Temperature affects both inverter efficiency and battery output. Cold batteries deliver fewer amp hours, while hot inverters may derate their output to prevent overheating. Ventilation and mounting location matter. A well ventilated inverter can maintain efficiency and reduce thermal losses, which in turn reduces current draw. If you are designing for an RV or marine environment, plan for temperature swings and consider using a higher DC voltage system to lower current and heat.

How to use the calculator above for quick planning

The calculator on this page estimates the AC current, DC current, input power, and heat loss.
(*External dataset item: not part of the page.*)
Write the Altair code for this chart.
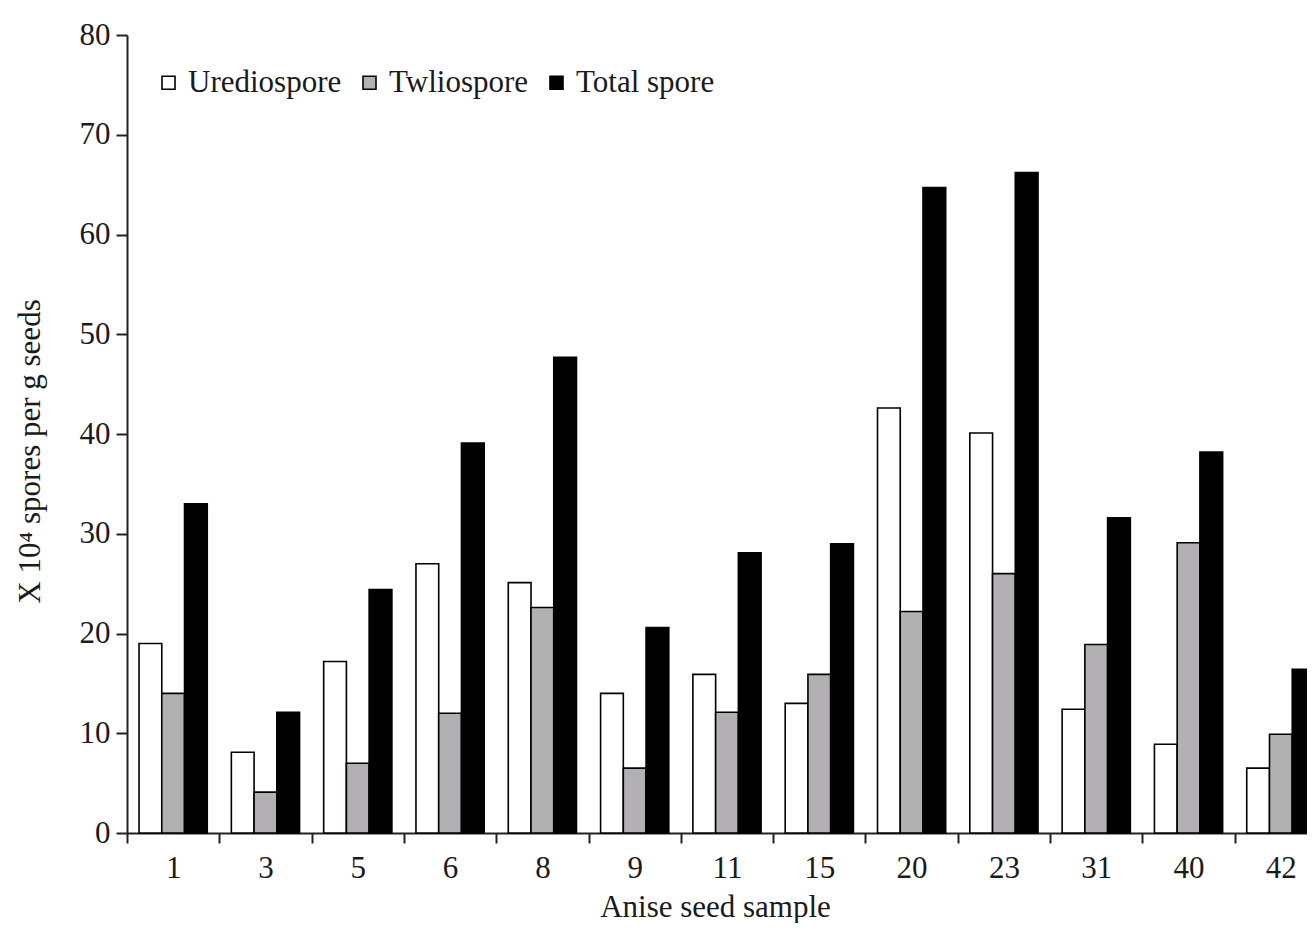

Start with a realistic load value and select the correct AC voltage for your region. Choose the battery voltage that matches your system design. If you know the inverter efficiency, enter it. If not, use 85 percent for entry level models or 90 percent for premium models at mid load. Add battery capacity to estimate runtime. For detailed design, apply a safety margin of 20 to 30 percent to the current values.
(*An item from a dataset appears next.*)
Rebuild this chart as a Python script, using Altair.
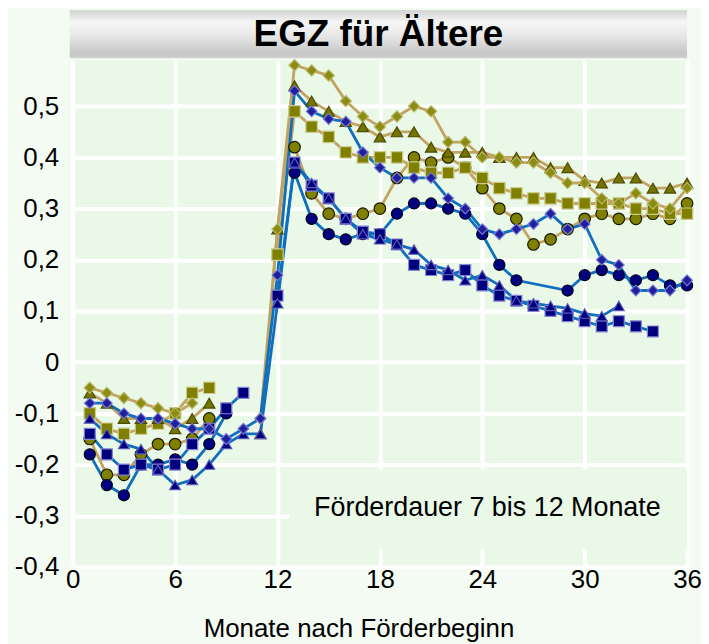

Authoritative resources and standards

For deeper technical guidance, explore resources that cover power electronics, efficiency standards, and electrical safety. The U.S. Department of Energy provides inverter and power conversion insights at energy.gov. The U.S. Energy Information Administration offers clear explanations of electricity fundamentals at eia.gov. For applied research and power electronics studies, the National Renewable Energy Laboratory maintains resources at nrel.gov. These sources help validate assumptions and reinforce safe design practices.

Accurate power inverter current calculation is a cornerstone of reliable off grid, backup, and mobile power systems. Use the formulas, tables, and calculator here to make confident decisions, then verify with manufacturer documentation and local electrical codes.